From Zak Crawley’s sumptuous first ball cover drive at Edgbaston to Alex Carey’s final Broad induced nick behind at the Oval, the contrasting approach and style of the two teams elevated the series drama from physical to metaphysical, as divergent philosophical approaches were set in direct conflict. Along the way, we veered from tragedy, to comedy to melodrama, not just day by day, but session by session and over by over. Ben Stokes' “come and have a go if you think your hard enough” declaration in Birmingham was rather let down by butter fingered fumbling in the field. Australian captain Cummins stood firm against the odds with Nathan Lyon to see Australia home, but even then, had Stokes held on to an impossibly difficult chance off Lyon, history may have been rewritten. 

At Lords, we lurched into Victorian melodrama as the dastardly Carey called the very spirit of the game into question, or simply played by the rules to wake up a dozy Bairstow, if you are Australian. Had Carey nipped away from Lords, sporting a waxed moustache, top hat and swirling cape in order to tie a distressed damsel to the nearby jubilee line train track, it would have surprised no English fan. English batsmen then proceed to subsequently fall on traps in the manner of German guards in a second-rate English war movie before Nathan Lyon epitomised all the qualities of a tragic hero, limping to stand firm against the opposition in his country’s hour of need.  

By Headingley, England had learned a degree of nuance to temper their action-man approach. Whereas Australia had lost their tragic Lyon King, England found two returning heroes in Wood and Woakes to the most telling effect. Together their raw speed, with guile and precision tailored for English conditions, backed by the most passionate of crowds got the job done. Wood's thunderbolts are just too much to handle. 

On we went to Old Trafford, for what was always going to be a race against the Manchester elements. Australia appeared lost and without shelter against a tempestuous assault from England’s batters, but found the weather to be their friend. Although battered, bruised and bedraggled, they left the North West with the Ashes trophy as their prize. Frustration for England, but ultimately no complaints. It was Manchester after all. Rain happens. Often.

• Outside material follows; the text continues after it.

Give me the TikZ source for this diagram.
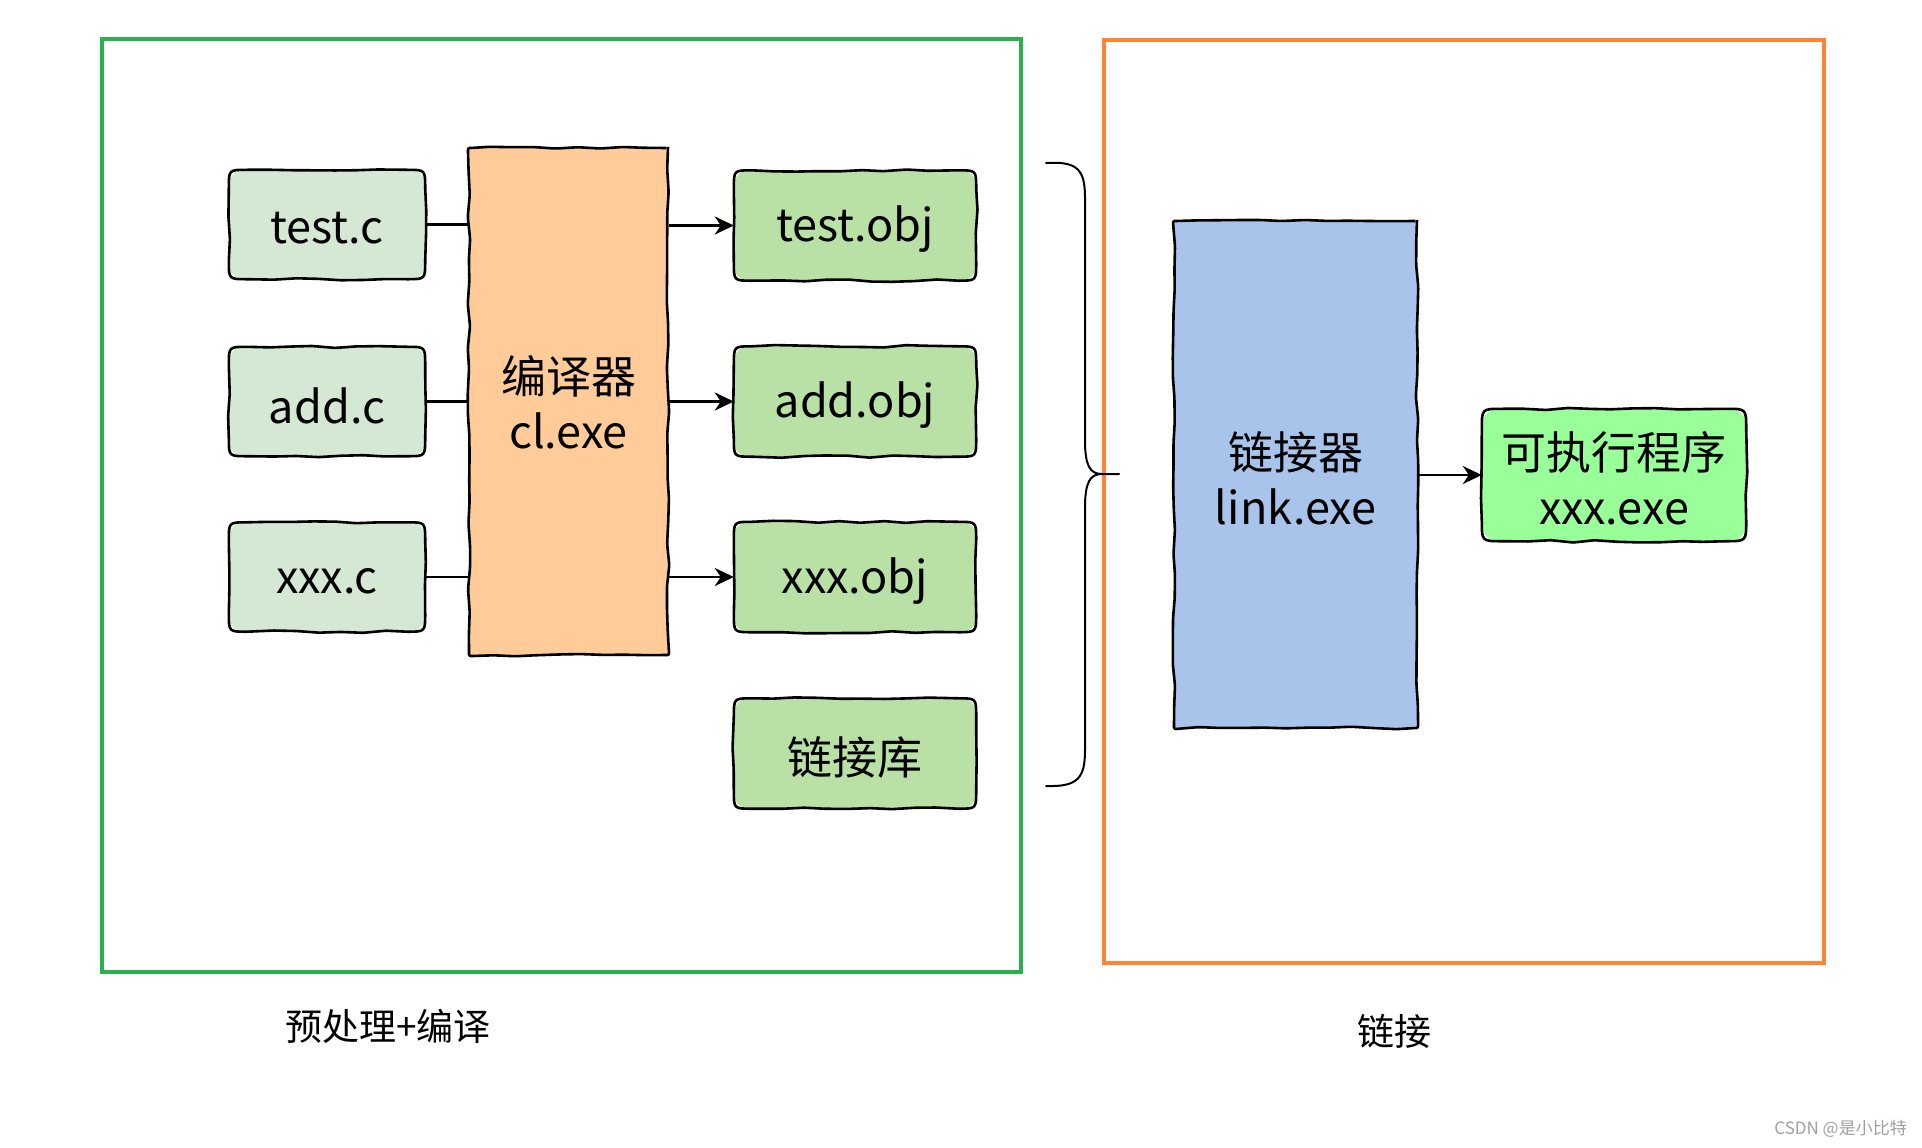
\documentclass[tikz,border=0pt]{standalone}
\usepackage{fontspec}
\setmainfont{Noto Sans CJK SC}
\usetikzlibrary{arrows.meta,decorations.pathmorphing}
\definecolor{srcfill}{HTML}{D5E8D4}
\definecolor{objfill}{HTML}{B9E0A5}
\definecolor{compfill}{HTML}{FFCC99}
\definecolor{linkfill}{HTML}{A9C4EB}
\definecolor{exefill}{HTML}{99FF99}
\definecolor{framegreen}{HTML}{28B14C}
\definecolor{frameorange}{HTML}{FF8533}
\definecolor{wmgray}{HTML}{A0A0A0}
\newcommand\lowtext[1]{\raisebox{-4pt}[\height][\depth]{#1}}
\newcommand\twolines[3][9pt]{\raisebox{-#1}[\height][\depth]{\begin{tabular}{@{}c@{}}#2\\#3\end{tabular}}}
\newcommand\skoutline[2]{%
  \draw[skline]
    ([xshift=#2]#1.north west) decorate{([xshift=#2]#1.north west) -- ([xshift=-#2]#1.north east)}
    .. controls (#1.north east) .. ([yshift=-#2]#1.north east)
    decorate{([yshift=-#2]#1.north east) -- ([yshift=#2]#1.south east)}
    .. controls (#1.south east) .. ([xshift=-#2]#1.south east)
    decorate{([xshift=-#2]#1.south east) -- ([xshift=#2]#1.south west)}
    .. controls (#1.south west) .. ([yshift=#2]#1.south west)
    decorate{([yshift=#2]#1.south west) -- ([yshift=-#2]#1.north west)}
    .. controls (#1.north west) .. ([xshift=#2]#1.north west);}
\begin{document}
\begin{tikzpicture}[x=1pt,y=-1pt,
  sketch/.style={decorate,decoration={random steps,segment length=22pt,amplitude=1.3pt}},
  skline/.style={line width=2.6pt,line join=round,line cap=round,draw=black,
    decoration={random steps,segment length=22pt,amplitude=1.3pt}},
  box/.style={inner sep=0pt,align=center,font=\fontsize{45}{55}\selectfont},
  filebox/.style={box,rounded corners=14pt,minimum width=196pt,minimum height=109pt,fill=srcfill},
  objbox/.style={box,rounded corners=14pt,minimum width=242pt,minimum height=110pt,fill=objfill},
  toolbox/.style={box,draw=black,line width=2.6pt,sketch,rounded corners=2pt,minimum width=199pt,minimum height=507pt},
  conn/.style={line width=2.4pt,draw=black},
  arr/.style={conn,-{Stealth[length=19pt,width=18pt,inset=6pt]}},
  frame/.style={line width=4.5pt},
  caption/.style={font=\fontsize{37}{44}\selectfont,inner sep=0pt}
]
\pgfmathsetseed{11}
\fill[white] (0,0) rectangle (1922,1148);
\useasboundingbox (0,0) rectangle (1922,1148);

% frames
\draw[frame,framegreen] (102,39) rectangle (1021,972);
\draw[frame,frameorange] (1104,40) rectangle (1824,963);

% source files
\node[filebox] (testc) at (327,224.5) {\lowtext{test.c}};
\node[filebox] (addc)  at (327,401.5) {\lowtext{add.c}};
\node[filebox] (xxxc)  at (327,577)   {\lowtext{xxx.c}};
\skoutline{testc}{18pt}
\skoutline{addc}{18pt}
\skoutline{xxxc}{18pt}

% compiler
\node[toolbox,fill=compfill] (comp) at (568.5,401.5) {\twolines[8pt]{编译器}{cl.exe}};

% object files
\node[objbox] (testobj) at (855,225.5) {\lowtext{test.obj}};
\node[objbox] (addobj)  at (855,401.5) {\lowtext{add.obj}};
\node[objbox] (xxxobj)  at (855,577)   {\lowtext{xxx.obj}};
\node[objbox] (lib)     at (855,753.5) {\lowtext{链接库}};
\skoutline{testobj}{18pt}
\skoutline{addobj}{18pt}
\skoutline{xxxobj}{18pt}
\skoutline{lib}{18pt}

% linker
\node[toolbox,fill=linkfill,minimum width=243pt] (linker) at (1295.5,474.5) {\twolines[11pt]{链接器}{link.exe}};

% executable
\node[box,rounded corners=16pt,minimum width=264pt,minimum height=132pt,fill=exefill] (exe) at (1614,475) {\twolines[10.5pt]{可执行程序}{xxx.exe}};
\skoutline{exe}{20pt}

% connectors
\draw[conn] (testc.east) -- (comp.west |- testc.east);
\draw[conn] (addc.east) -- (comp.west |- addc.east);
\draw[conn] (xxxc.east) -- (comp.west |- xxxc.east);
\draw[arr] (comp.east |- testobj.west) -- (testobj.west);
\draw[arr] (comp.east |- addobj.west) -- (addobj.west);
\draw[arr] (comp.east |- xxxobj.west) -- (xxxobj.west);
\draw[arr] (linker.east |- exe.west) -- (exe.west);

% brace
\coordinate (btop) at (1046,163);
\coordinate (bbot) at (1046,786);
\coordinate (btip) at (1119,474);
\draw[line width=2pt,line cap=round]
  (btop) .. controls (1078,161) and (1085,170) .. (1085,198)
  -- (1085,440) .. controls (1085,466) and (1090,474) .. (1102,474)
  -- (btip);
\draw[line width=2pt,line cap=round]
  (1102,474) .. controls (1090,474) and (1085,482) .. (1085,508)
  -- (1085,750) .. controls (1085,778) and (1078,787) .. (bbot);

% captions
\node[caption] (cap1) at (388,1026) {预处理+编译};
\node[caption] (cap2) at (1394,1031) {链接};
\node[font=\fontsize{17}{20}\selectfont,text=wmgray,anchor=east,inner sep=0pt] (wm) at (1907,1129) {CSDN @是小比特};
\end{tikzpicture}
\end{document}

And so, to the Oval. Bazball validated in the eyes of England. Broad’s heroics to conclude the show and bring down the house. Australia left to feel that the end had come just in time at Old Trafford as perhaps the tide had turned irresistibly against them, for this series at least, by the time they were back in London. 

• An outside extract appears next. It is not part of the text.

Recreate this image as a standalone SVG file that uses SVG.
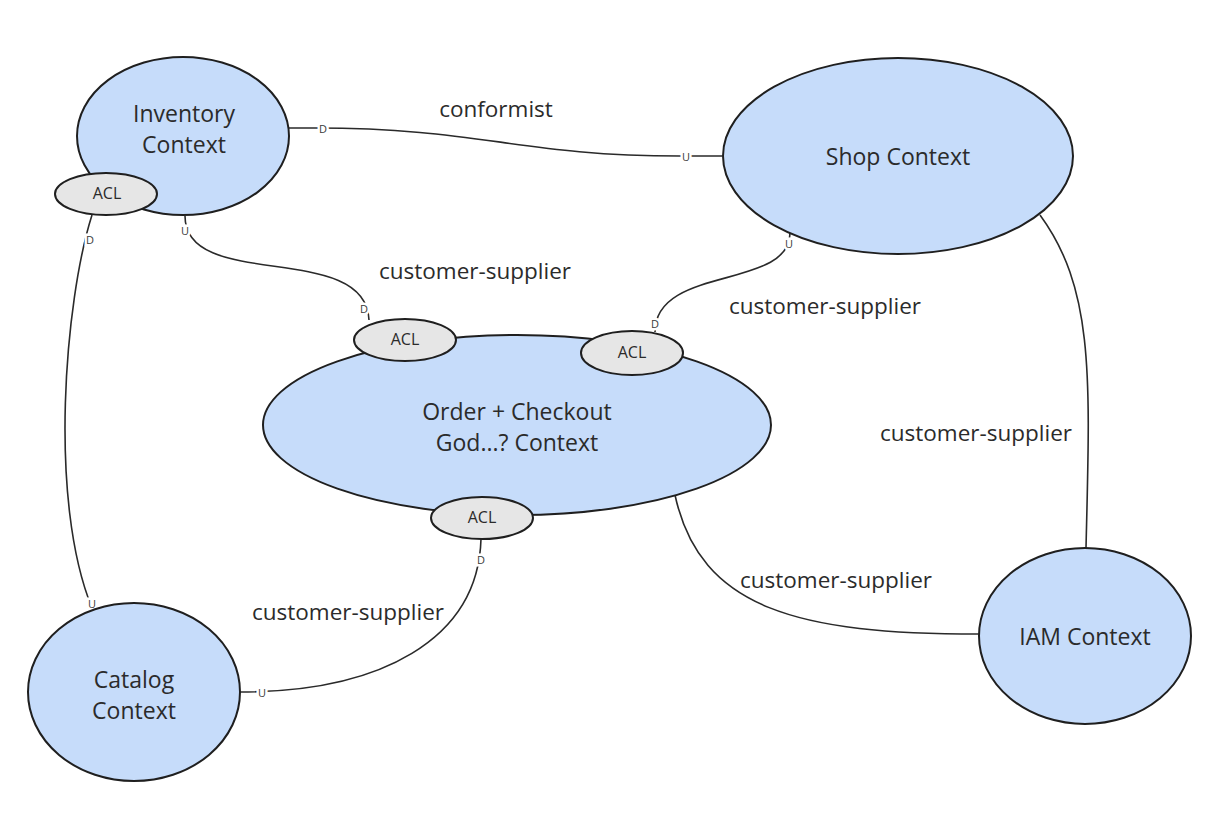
<svg xmlns="http://www.w3.org/2000/svg" width="1229" height="813" viewBox="0 0 1229 813">
<style>
.ctx{fill:#c6dcfa;stroke:#1f1f1f;stroke-width:2}
.acl{fill:#e6e6e6;stroke:#1f1f1f;stroke-width:2}
.t{font-family:"Open Sans","Noto Sans",sans-serif;font-size:23px;fill:#2b2b2b;text-anchor:middle;dominant-baseline:central}
.l{font-family:"Open Sans","Noto Sans",sans-serif;font-size:22.5px;fill:#2b2b2b;text-anchor:middle;dominant-baseline:central}
.ta{font-family:"Open Sans","Noto Sans",sans-serif;font-size:16px;fill:#2b2b2b;text-anchor:middle;dominant-baseline:central}
.ud{font-family:"Open Sans","Noto Sans",sans-serif;font-size:11px;fill:#3a3a3a;text-anchor:middle;dominant-baseline:central;stroke:#ffffff;stroke-width:5;paint-order:stroke}
.c{fill:none;stroke:#2a2a2a;stroke-width:1.6}
</style>
<rect width="1229" height="813" fill="#ffffff"/>
<g id="connectors">
  <path class="c" d="M289,128 L315,128 C480,128 520,156 680,156 L722,156"/>
  <path class="c" d="M185,216 C185,292 366,240 369,320"/>
  <path class="c" d="M790,233 C790,290 655,265 655,332"/>
  <path class="c" d="M92,215 C65,300 48,500 92,608"/>
  <path class="c" d="M481,539 C478,640 380,692 240,692"/>
  <path class="c" d="M675,495 C700,610 800,634 979,634"/>
  <path class="c" d="M1040,215 C1095,290 1090,380 1086,548"/>
  <text class="ud" x="323" y="128">D</text>
  <text class="ud" x="686" y="156">U</text>
  <text class="ud" x="185" y="230">U</text>
  <text class="ud" x="364" y="308">D</text>
  <text class="ud" x="789" y="243">U</text>
  <text class="ud" x="655" y="323">D</text>
  <text class="ud" x="90" y="239">D</text>
  <text class="ud" x="92" y="603">U</text>
  <text class="ud" x="481" y="559">D</text>
  <text class="ud" x="262" y="692">U</text>
  <text class="l" x="496" y="108">conformist</text>
  <text class="l" x="475" y="270">customer-supplier</text>
  <text class="l" x="825" y="305">customer-supplier</text>
  <text class="l" x="976" y="432">customer-supplier</text>
  <text class="l" x="836" y="579">customer-supplier</text>
  <text class="l" x="348" y="611">customer-supplier</text>
</g>
<g id="inventory">
  <ellipse class="ctx" cx="183" cy="136" rx="106" ry="79"/>
  <text class="t" x="184" y="113">Inventory</text>
  <text class="t" x="184" y="144">Context</text>
</g>
<g id="inventory-acl">
  <ellipse class="acl" cx="106" cy="194" rx="51" ry="21"/>
  <text class="ta" x="107" y="193">ACL</text>
</g>
<g id="shop">
  <ellipse class="ctx" cx="898" cy="156" rx="175" ry="98"/>
  <text class="t" x="898" y="156">Shop Context</text>
</g>
<g id="order">
  <ellipse class="ctx" cx="517" cy="425" rx="254" ry="90"/>
  <text class="t" x="517" y="411">Order + Checkout</text>
  <text class="t" x="517" y="442">God...? Context</text>
</g>
<g id="order-acl-1">
  <ellipse class="acl" cx="405" cy="340" rx="51" ry="21"/>
  <text class="ta" x="405" y="339">ACL</text>
</g>
<g id="order-acl-2">
  <ellipse class="acl" cx="632" cy="353" rx="51" ry="22"/>
  <text class="ta" x="632" y="352">ACL</text>
</g>
<g id="order-acl-3">
  <ellipse class="acl" cx="482" cy="518" rx="51" ry="21"/>
  <text class="ta" x="482" y="517">ACL</text>
</g>
<g id="iam">
  <ellipse class="ctx" cx="1085" cy="636" rx="106" ry="88"/>
  <text class="t" x="1085" y="636">IAM Context</text>
</g>
<g id="catalog">
  <ellipse class="ctx" cx="134" cy="692" rx="106" ry="89"/>
  <text class="t" x="134" y="679">Catalog</text>
  <text class="t" x="134" y="710">Context</text>
</g>
</svg>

England’s runs across the series came at 4.74 an over, the highest rate in Ashes history. Australia scored at a more sedate 3.35, the difference of 1.39 the largest ever. Australia totalled 3,010 series runs, while England managed 3,079, a minuscule numerical difference, but the Aussies needed 1,500 more balls than England to attain their total.

But victory is not always to the fleetest of foot. This gripping drama concluded with spoils shared and all the heroes living to fight another day. At least, those that choose to. For those that haven’t made that choice, their place in Test history has been secured in epic style.